Nel secondo dopoguerra le cave cessarono gradualmente la loro attività per difficoltà ambientali oggettive e per il disagevole accesso ai siti.
Nella Bürsch la pietra resta il materiale dominante non solo nelle costruzioni civili ma anche nei ponti, nei muri di contenimento dei terrazzamenti, nelle pavimentazioni stradali e persino nelle tubazioni
fognarie.
Nelle immagini, dall'alto:
• "crava", attrezzo per il trasporto a dorso delle pietre squadrate con spallacci in ramo ritorto di betulla
• culla
• quadretto a ricamo eseguito da una figlia in ricordo della madre
• "fusera", attrezzo porta fusi a triangolo
Donna forte e adusta nella fatica, imperterrita e paziente
|
All'interno dell'organizzazione familiare dell'Alta Valle la donna ha sempre avuto un ruolo forte.
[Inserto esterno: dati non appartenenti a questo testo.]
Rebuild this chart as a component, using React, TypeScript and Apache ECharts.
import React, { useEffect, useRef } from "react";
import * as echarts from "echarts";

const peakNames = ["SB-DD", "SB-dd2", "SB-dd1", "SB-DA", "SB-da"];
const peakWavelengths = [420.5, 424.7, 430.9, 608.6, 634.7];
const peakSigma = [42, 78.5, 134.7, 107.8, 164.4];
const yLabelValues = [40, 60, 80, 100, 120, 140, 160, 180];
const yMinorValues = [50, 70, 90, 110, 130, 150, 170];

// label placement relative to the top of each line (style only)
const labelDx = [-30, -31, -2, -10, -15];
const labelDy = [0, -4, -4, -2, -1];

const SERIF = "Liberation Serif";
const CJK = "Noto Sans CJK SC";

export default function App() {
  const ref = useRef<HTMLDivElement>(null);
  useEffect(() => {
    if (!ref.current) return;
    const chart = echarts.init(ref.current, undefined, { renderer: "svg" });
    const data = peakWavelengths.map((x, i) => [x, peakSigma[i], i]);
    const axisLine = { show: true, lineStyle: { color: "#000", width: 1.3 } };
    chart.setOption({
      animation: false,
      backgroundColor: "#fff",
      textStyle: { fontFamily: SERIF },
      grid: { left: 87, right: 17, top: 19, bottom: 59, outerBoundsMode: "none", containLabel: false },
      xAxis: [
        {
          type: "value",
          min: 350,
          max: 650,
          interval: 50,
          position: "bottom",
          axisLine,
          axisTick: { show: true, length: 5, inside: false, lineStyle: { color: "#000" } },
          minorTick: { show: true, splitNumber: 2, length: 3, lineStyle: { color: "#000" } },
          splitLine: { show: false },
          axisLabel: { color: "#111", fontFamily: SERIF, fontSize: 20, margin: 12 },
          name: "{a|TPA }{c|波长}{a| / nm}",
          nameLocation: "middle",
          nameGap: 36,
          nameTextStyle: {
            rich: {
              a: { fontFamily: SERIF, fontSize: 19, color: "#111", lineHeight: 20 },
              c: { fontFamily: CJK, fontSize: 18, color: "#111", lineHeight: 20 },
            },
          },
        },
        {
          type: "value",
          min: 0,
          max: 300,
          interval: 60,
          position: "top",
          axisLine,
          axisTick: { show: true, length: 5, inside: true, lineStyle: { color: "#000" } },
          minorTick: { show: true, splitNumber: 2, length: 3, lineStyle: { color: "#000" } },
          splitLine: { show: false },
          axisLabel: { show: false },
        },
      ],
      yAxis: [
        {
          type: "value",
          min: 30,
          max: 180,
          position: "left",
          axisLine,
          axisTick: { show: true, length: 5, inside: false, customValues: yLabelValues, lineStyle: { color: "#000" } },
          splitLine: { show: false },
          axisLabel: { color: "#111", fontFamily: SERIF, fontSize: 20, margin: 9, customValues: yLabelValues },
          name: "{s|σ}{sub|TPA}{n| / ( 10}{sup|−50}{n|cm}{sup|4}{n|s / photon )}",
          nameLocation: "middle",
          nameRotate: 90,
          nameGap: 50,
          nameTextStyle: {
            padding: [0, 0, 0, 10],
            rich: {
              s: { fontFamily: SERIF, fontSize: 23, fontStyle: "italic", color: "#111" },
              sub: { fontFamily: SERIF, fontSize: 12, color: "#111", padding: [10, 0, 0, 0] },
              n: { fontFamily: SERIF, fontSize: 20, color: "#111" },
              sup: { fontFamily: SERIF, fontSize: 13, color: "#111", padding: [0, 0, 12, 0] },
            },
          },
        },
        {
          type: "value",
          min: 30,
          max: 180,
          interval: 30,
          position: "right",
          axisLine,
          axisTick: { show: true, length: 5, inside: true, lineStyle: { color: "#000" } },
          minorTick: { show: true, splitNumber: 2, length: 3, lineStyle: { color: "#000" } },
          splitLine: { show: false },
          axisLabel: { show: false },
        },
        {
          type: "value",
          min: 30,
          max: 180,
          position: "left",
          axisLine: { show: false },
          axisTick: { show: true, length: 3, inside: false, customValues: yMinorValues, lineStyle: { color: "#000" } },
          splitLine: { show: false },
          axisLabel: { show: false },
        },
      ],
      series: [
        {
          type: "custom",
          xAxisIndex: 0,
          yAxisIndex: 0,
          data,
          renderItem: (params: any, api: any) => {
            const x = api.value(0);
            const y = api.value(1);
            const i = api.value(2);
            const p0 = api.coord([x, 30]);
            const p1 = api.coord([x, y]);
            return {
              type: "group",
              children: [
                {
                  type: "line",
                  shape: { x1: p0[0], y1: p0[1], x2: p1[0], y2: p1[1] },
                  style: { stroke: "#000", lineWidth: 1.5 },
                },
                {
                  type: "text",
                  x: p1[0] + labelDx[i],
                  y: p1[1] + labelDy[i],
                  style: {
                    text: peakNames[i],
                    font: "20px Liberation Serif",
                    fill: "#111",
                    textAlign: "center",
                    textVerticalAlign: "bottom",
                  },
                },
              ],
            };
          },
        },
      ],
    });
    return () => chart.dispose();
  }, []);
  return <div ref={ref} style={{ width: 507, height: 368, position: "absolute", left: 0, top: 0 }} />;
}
L'attività migratoria del padre e del marito la obbligavano al doppio ruolo di madre, sola ad allevare la prole, e di lavoratrice che si impone l'autosufficienza economica per non intaccare i guadagni dell’uomo, destinati ad evenienze straordinarie (come la ristrutturazione della casa o l'acquisto di un prato), nonché l’assunzione di decisioni determinanti per le sorti di chi rimaneva.
Dopo le scuole elementari era avviata al lavoro in una molteplicità di attività che comprendevano la gestione della casa, la cura dei bambini e degli anziani e le occupazioni agricolo-pastorali in paese e all'alpeggio. Da ricordare è soprattutto la figura della siunera, che trasportava nella scèsta pesanti carichi di erba di monte (il siun), dopo averla falciata sui pendii più scoscesi. Erano le siunere che trasferivano le pesanti lose e le travature per i tetti delle baite, che spietravano i prati, che mantenevano le mulattiere, i sentieri e le rogge, che concimavano il pascolo per arricchirlo e avere fieni più rigogliosi l'estate successiva.
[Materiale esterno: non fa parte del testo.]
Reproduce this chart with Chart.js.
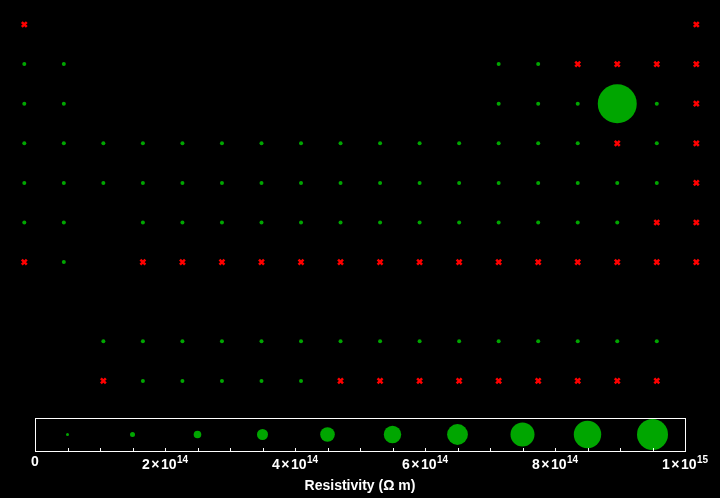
<!DOCTYPE html>
<html>
<head>
<meta charset="utf-8">
<script src="https://cdn.jsdelivr.net/npm/chart.js@4.4.1/dist/chart.umd.min.js"></script>
<style>
  html, body { margin: 0; padding: 0; background: #000; }
  #wrap { position: relative; width: 720px; height: 498px; background: #000; }
  #grid-chart { position: absolute; left: 0; top: 0; }
  #scale-chart { position: absolute; left: 0; top: 410px; }
</style>
</head>
<body>
<div id="wrap">
  <canvas id="grid-chart" width="720" height="410"></canvas>
  <canvas id="scale-chart" width="720" height="88"></canvas>
</div>
<script>
// one string per grid row, one char per column
// o = ok reading, x = failed, B = the large reading, . = empty
const rowPatterns = [
  'x................x',
  'oo..........ooxxxx',
  'oo..........oooBox',
  'oooooooooooooooxox',
  'ooooooooooooooooox',
  'oo.oooooooooooooxx',
  'xo.xxxxxxxxxxxxxxx',
  '..................',
  '..ooooooooooooooo.',
  '..xoooooxxxxxxxxx.'
];
const bigRadius = 19.5;

// size legend along the resistivity axis
const legendValues = [0.5e14, 1.5e14, 2.5e14, 3.5e14, 4.5e14, 5.5e14, 6.5e14, 7.5e14, 8.5e14, 9.5e14];
const legendRadii = [1.5, 2.5, 3.8, 5.5, 7.3, 8.7, 10.4, 12, 13.7, 15.5];

const tickValues = [0, 2e14, 4e14, 6e14, 8e14, 1e15];
const tickMantissa = ['0', '2×10', '4×10', '6×10', '8×10', '1×10'];
const tickExponent = ['', '14', '14', '14', '14', '15'];

const green = '#00a600';
const red = '#ff0000';
const fontFamily = '"Liberation Sans", Arial, Helvetica, sans-serif';

const okPoints = [];
const failPoints = [];
const bigPoints = [];
rowPatterns.forEach((row, r) => {
  row.split('').forEach((c, col) => {
    if (c === 'o') okPoints.push({ x: col, y: r });
    if (c === 'x') failPoints.push({ x: col, y: r });
    if (c === 'B') bigPoints.push({ x: col, y: r, r: bigRadius });
  });
});

new Chart(document.getElementById('grid-chart'), {
  type: 'scatter',
  data: {
    datasets: [
      { label: 'ok', data: okPoints, pointRadius: 2, pointBackgroundColor: green, pointBorderWidth: 0 },
      { label: 'failed', data: failPoints, pointStyle: 'crossRot', pointRadius: 3.5, pointBorderColor: red, pointBorderWidth: 2.5 },
      { type: 'bubble', label: 'big', data: bigPoints, backgroundColor: green, borderWidth: 0 }
    ]
  },
  options: {
    responsive: false,
    animation: false,
    devicePixelRatio: 1,
    layout: { autoPadding: false, padding: 0 },
    plugins: { legend: { display: false }, tooltip: { enabled: false } },
    scales: {
      x: { type: 'linear', display: false, min: -0.6147, max: 17.599 },
      y: { type: 'linear', display: false, reverse: true, min: -0.6187, max: 9.7348 }
    }
  }
});

// draws "2×10" with a little room around the times sign
function drawMantissa(ctx, text, x, y, measureOnly) {
  const pad = 1.5;
  let w = 0;
  text.split('').forEach(ch => {
    const cw = ctx.measureText(ch).width;
    if (ch === '×') w += pad;
    if (!measureOnly) ctx.fillText(ch, x + w, y);
    w += cw;
    if (ch === '×') w += pad;
  });
  return w;
}

const boxPlugin = {
  id: 'box',
  afterDraw(chart) {
    const ctx = chart.ctx;
    const a = chart.chartArea;
    const sx = chart.scales.x;
    ctx.save();
    ctx.strokeStyle = '#fff';
    ctx.lineWidth = 1;
    ctx.strokeRect(a.left + 0.5, a.top + 0.5, a.right - a.left, a.bottom - a.top);

    // small ticks pointing up into the box
    ctx.beginPath();
    sx.ticks.forEach(t => {
      if (t.value <= 0 || t.value >= 1e15) return;
      const x = Math.round(sx.getPixelForValue(t.value)) + 0.5;
      ctx.moveTo(x, a.bottom + 0.5);
      ctx.lineTo(x, a.bottom - 3);
    });
    ctx.stroke();

    // labels with superscript exponent
    ctx.fillStyle = '#fff';
    ctx.textBaseline = 'alphabetic';
    ctx.textAlign = 'left';
    const main = 'bold 14px ' + fontFamily;
    const sup = 'bold 10px ' + fontFamily;
    tickValues.forEach((v, i) => {
      const x = sx.getPixelForValue(v);
      ctx.font = main;
      const w1 = drawMantissa(ctx, tickMantissa[i], 0, 0, true);
      ctx.font = sup;
      const w2 = tickExponent[i] ? ctx.measureText(tickExponent[i]).width + 0.5 : 0;
      const x0 = x - (w1 + w2) / 2;
      const base = tickExponent[i] ? a.bottom + 18 : a.bottom + 15;
      ctx.font = main;
      drawMantissa(ctx, tickMantissa[i], x0, base, false);
      if (tickExponent[i]) {
        ctx.font = sup;
        ctx.fillText(tickExponent[i], x0 + w1 + 0.5, base - 6.5);
      }
    });
    ctx.restore();
  }
};

new Chart(document.getElementById('scale-chart'), {
  type: 'bubble',
  data: {
    datasets: [{
      label: 'size',
      data: legendValues.map((v, i) => ({ x: v, y: 0.5, r: legendRadii[i] })),
      backgroundColor: green,
      borderWidth: 0
    }]
  },
  options: {
    responsive: false,
    animation: false,
    devicePixelRatio: 1,
    layout: { autoPadding: false, padding: { left: 35, right: 35, top: 8, bottom: 0 } },
    plugins: { legend: { display: false }, tooltip: { enabled: false } },
    scales: {
      x: {
        type: 'linear',
        min: 0,
        max: 1e15,
        ticks: { display: false, stepSize: 5e13 },
        grid: { display: false },
        border: { display: false },
        title: {
          display: true,
          text: 'Resistivity (Ω m)',
          color: '#fff',
          font: { family: fontFamily, weight: 'bold', size: 14 },
          padding: { top: 0, bottom: 3.5 }
        },
        afterFit: s => { s.height = 47; }
      },
      y: { display: false, min: 0, max: 1 }
    }
  },
  plugins: [boxPlugin]
});
</script>
</body>
</html>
La situazione di precarietà economica in cui versava la donna valligiana è testimoniata dalle carte dotali, redatte in carta bollata e sottoscritte da entrambe le famiglie, in cui venivano minuziosamente elencati e valutati i poveri capi di abbigliamento e i rari oggetti d'uso quotidiano che i genitori avevano assegnato alla ragazza, il più delle volte non tutelata dalla quota di legittima, né da altre garanzie ereditarie.
Nelle immagini, dall'alto:
• pennino e astuccio in legno
• verbale della Società Operaia di Mutuo Soccorso di Campiglia Cervo
• timbro e coccarda della Società Operaia di Mutuo Soccorso di Rosazza
La tradizione delle Scuole tecniche e delle Società Operaie
|
Nel 1862 a Campiglia Cervo e nel 1869 a Rosazza si istituirono due Scuole professionali ad indirizzo edile che formarono, per più di un secolo, tecnici specializzati apprezzati ovunque per le conoscenze possedute e la capacità di adattamento ai disagi dei trasferimenti in Paesi sconosciuti e dagli idiomi incomprensibili.
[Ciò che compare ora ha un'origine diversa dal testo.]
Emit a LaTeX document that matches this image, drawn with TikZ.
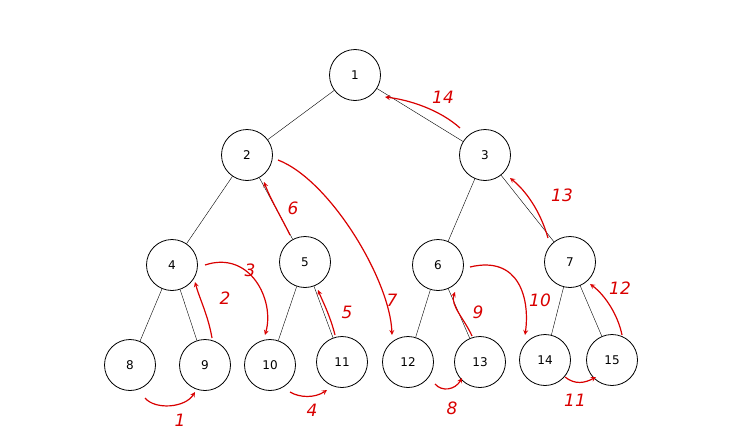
\documentclass[tikz,border=0pt]{standalone}
\usepackage{fontspec}
\setmainfont{DejaVu Sans}
\usepackage{tikz}
\usetikzlibrary{calc}

\begin{document}
\begin{tikzpicture}[x=1pt,y=-1pt,
    vtx/.style={draw,circle,thick,minimum size=51pt,inner sep=0pt,font=\fontsize{12}{12}\selectfont},
    edge/.style={thin},
    walk/.style={red!85!black,line width=1.2pt,->,>=stealth,rounded corners},
    ordnum/.style={red!85!black,font=\fontsize{17}{17}\selectfont\itshape}]
    \useasboundingbox (0,0) rectangle (736,447);

    \foreach \i/\x/\y in {1/355/75, 2/247/155, 3/485/155, 4/172/265, 5/305/262,
        6/438/265, 7/570/262, 8/130/365, 9/205/365, 10/270/365, 11/342/362,
        12/408/362, 13/480/362, 14/545/360, 15/612/360} {
        \node[vtx] (n\i) at (\x,\y) {\i};
    }

    \foreach \a/\b in {1/2, 1/3, 2/4, 2/5, 3/6, 3/7, 4/8, 4/9, 5/10, 5/11,
        6/12, 6/13, 7/14, 7/15} {
        \draw[edge] (n\a) -- (n\b);
    }

    % order of the walk
    \draw[walk] (145,398) .. controls (155,410) and (185,408) .. (195,392);
    \node[ordnum] (s1) at (180,420) {1};
    \draw[walk] (212,338) .. controls (208,315) and (200,300) .. (195,282);
    \node[ordnum] (s2) at (225,298) {2};
    \draw[walk] (205,265) .. controls (250,250) and (275,300) .. (265,335);
    \node[ordnum] (s3) at (250,270) {3};
    \draw[walk] (290,392) .. controls (300,398) and (315,398) .. (327,390);
    \node[ordnum] (s4) at (312,410) {4};
    \draw[walk] (335,335) .. controls (330,315) and (322,300) .. (318,290);
    \node[ordnum] (s5) at (347,312) {5};
    \draw[walk] (290,235) .. controls (280,215) and (270,198) .. (264,182);
    \node[ordnum] (s6) at (293,208) {6};
    \draw[walk] (278,160) .. controls (330,180) and (390,280) .. (392,335);
    \node[ordnum] (s7) at (392,300) {7};
    \draw[walk] (435,384) .. controls (442,392) and (455,390) .. (462,378);
    \node[ordnum] (s8) at (452,408) {8};
    \draw[walk] (472,336) .. controls (465,320) and (450,305) .. (455,292);
    \node[ordnum] (s9) at (478,312) {9};
    \draw[walk] (470,267) .. controls (520,255) and (530,300) .. (525,335);
    \node[ordnum] (s10) at (540,300) {10};
    \draw[walk] (565,377) .. controls (575,385) and (585,383) .. (596,377);
    \node[ordnum] (s11) at (575,400) {11};
    \draw[walk] (622,335) .. controls (618,315) and (605,295) .. (590,284);
    \node[ordnum] (s12) at (620,288) {12};
    \draw[walk] (548,238) .. controls (540,210) and (525,190) .. (510,178);
    \node[ordnum] (s13) at (562,195) {13};
    \draw[walk] (460,128) .. controls (440,110) and (410,100) .. (385,97);
    \node[ordnum] (s14) at (443,97) {14};
\end{tikzpicture}
\end{document}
Le istituzioni scolastiche hanno rappresentato il momento di massima crescita della società valligiana; eppure, paradossalmente, con il dissolvimento dell'originario equilibrio basato sull'integrazione dei redditi, le scuole professionali hanno anche favorito l'esodo irreversibile della popolazione. La crescita del benessere familiare ha portato infatti la donna ad abbandonare l'attività rurale che aveva fino ad allora garantito all'economia complessiva un autonomo sostegno, non subordinato ai proventi dell’emigrazione. Venute meno le ragioni di permanenza nel territorio, le mogli accompagnavano i mariti nei percorsi di lavoro e i ritorni alla casa degli avi si fecero sempre più rari, tanto che negli ultimi centoventi anni la popolazione della Bürsch è scesa da 6.500 a 800 abitanti.
Parallelemante alle Scuole professionali sorsero a Campiglia Cervo, Rosazza e Piedicavallo anche tre Società Operaie di Mutuo Soccorso, formate da individui con uguali diritti, alimentati da un profondo senso di fratellanza umana, nelle quali il lavoratore si affrancava dalla dipendenza dal commerciante per i generi più necessari alla vita, arginando così i sistemi speculativi che la nuova civiltà industriale stava portando a danno dell’operaio.